Plotting code records
>>>>

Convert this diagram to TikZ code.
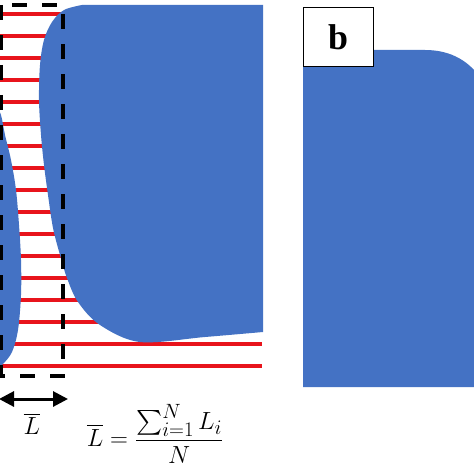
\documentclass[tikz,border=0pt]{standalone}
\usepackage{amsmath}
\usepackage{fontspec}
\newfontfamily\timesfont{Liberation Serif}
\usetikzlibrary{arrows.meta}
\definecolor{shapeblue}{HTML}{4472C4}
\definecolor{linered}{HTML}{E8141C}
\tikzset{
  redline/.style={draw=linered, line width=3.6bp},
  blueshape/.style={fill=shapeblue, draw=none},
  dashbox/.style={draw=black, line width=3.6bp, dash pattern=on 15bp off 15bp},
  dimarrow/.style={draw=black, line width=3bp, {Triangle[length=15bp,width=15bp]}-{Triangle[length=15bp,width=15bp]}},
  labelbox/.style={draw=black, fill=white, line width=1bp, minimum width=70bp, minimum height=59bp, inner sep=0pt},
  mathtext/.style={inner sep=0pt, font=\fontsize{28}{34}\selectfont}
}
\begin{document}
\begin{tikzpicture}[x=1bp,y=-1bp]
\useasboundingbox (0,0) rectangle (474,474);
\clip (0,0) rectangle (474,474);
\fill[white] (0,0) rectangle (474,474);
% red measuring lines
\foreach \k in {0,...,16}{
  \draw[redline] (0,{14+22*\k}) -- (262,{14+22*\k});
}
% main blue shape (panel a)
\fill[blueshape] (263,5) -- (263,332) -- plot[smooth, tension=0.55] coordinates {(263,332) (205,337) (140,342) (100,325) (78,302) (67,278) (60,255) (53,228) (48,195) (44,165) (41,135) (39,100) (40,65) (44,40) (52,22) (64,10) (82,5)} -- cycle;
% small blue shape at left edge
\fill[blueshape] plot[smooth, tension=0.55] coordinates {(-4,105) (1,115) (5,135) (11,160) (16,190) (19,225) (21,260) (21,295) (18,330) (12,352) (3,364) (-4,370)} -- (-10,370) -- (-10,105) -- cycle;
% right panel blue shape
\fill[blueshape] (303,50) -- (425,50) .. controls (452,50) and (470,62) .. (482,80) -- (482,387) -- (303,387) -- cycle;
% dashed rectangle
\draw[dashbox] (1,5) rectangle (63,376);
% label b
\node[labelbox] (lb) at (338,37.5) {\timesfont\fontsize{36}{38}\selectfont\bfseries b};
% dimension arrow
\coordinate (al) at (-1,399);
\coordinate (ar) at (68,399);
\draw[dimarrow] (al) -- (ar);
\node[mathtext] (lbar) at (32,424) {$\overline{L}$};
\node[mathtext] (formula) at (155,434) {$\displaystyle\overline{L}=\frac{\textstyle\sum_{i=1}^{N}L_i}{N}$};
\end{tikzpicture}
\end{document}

<<<<
>>>>

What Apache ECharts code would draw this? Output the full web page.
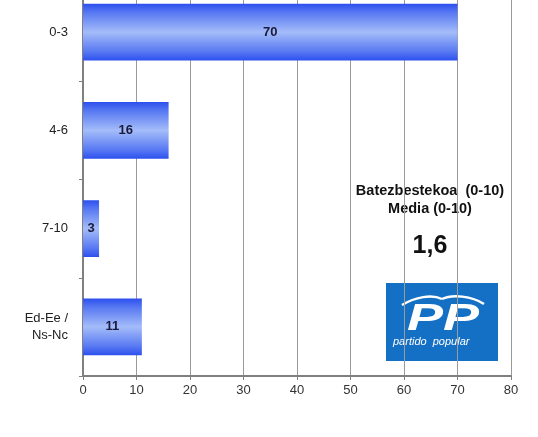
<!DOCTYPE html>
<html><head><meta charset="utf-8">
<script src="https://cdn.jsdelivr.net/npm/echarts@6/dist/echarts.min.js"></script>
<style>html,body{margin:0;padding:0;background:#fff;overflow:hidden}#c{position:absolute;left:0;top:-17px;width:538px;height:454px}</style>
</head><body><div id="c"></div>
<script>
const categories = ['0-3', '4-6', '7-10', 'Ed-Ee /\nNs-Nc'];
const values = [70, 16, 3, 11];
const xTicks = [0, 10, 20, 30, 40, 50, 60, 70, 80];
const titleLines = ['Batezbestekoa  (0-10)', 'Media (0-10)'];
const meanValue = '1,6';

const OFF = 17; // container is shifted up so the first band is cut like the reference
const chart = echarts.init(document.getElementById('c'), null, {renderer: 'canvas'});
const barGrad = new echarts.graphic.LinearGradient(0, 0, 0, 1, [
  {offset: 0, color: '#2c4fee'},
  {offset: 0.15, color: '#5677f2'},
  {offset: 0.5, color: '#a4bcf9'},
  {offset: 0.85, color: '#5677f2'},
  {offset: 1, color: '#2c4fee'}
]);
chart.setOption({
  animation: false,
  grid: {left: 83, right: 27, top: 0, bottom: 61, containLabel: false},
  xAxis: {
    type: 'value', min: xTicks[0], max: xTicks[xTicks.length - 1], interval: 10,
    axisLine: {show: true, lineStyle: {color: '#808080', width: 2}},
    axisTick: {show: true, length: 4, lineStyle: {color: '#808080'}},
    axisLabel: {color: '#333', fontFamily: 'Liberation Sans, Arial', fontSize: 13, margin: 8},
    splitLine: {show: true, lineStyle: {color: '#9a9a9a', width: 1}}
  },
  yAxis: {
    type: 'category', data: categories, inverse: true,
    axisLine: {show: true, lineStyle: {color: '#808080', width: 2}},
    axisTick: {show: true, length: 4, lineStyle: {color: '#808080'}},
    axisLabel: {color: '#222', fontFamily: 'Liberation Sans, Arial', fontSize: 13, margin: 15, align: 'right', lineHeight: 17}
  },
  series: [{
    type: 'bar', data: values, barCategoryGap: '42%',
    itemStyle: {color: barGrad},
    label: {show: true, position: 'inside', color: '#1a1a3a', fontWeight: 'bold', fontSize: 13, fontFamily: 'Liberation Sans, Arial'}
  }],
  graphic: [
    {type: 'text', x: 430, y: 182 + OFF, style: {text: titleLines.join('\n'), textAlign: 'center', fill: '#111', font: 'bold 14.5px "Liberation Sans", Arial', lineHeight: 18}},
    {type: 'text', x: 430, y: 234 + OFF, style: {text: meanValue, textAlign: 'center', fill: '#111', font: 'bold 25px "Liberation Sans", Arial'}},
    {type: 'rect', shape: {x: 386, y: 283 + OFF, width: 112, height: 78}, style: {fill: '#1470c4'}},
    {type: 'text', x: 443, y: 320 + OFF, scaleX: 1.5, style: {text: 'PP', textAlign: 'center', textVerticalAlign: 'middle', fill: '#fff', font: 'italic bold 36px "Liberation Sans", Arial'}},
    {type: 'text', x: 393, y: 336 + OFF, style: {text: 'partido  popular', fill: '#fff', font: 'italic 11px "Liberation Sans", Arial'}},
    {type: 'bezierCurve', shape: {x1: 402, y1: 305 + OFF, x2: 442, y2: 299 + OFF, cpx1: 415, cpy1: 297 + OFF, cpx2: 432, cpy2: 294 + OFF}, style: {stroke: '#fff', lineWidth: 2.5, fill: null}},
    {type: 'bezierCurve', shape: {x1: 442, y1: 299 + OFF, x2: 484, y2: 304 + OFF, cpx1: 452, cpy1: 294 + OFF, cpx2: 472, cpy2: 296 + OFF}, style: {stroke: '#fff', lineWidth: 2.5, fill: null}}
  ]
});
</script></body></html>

<<<<

• Task instructions:
Report how many lines in the data include the word "this", and give nothing but the count.

• Exercise result:
2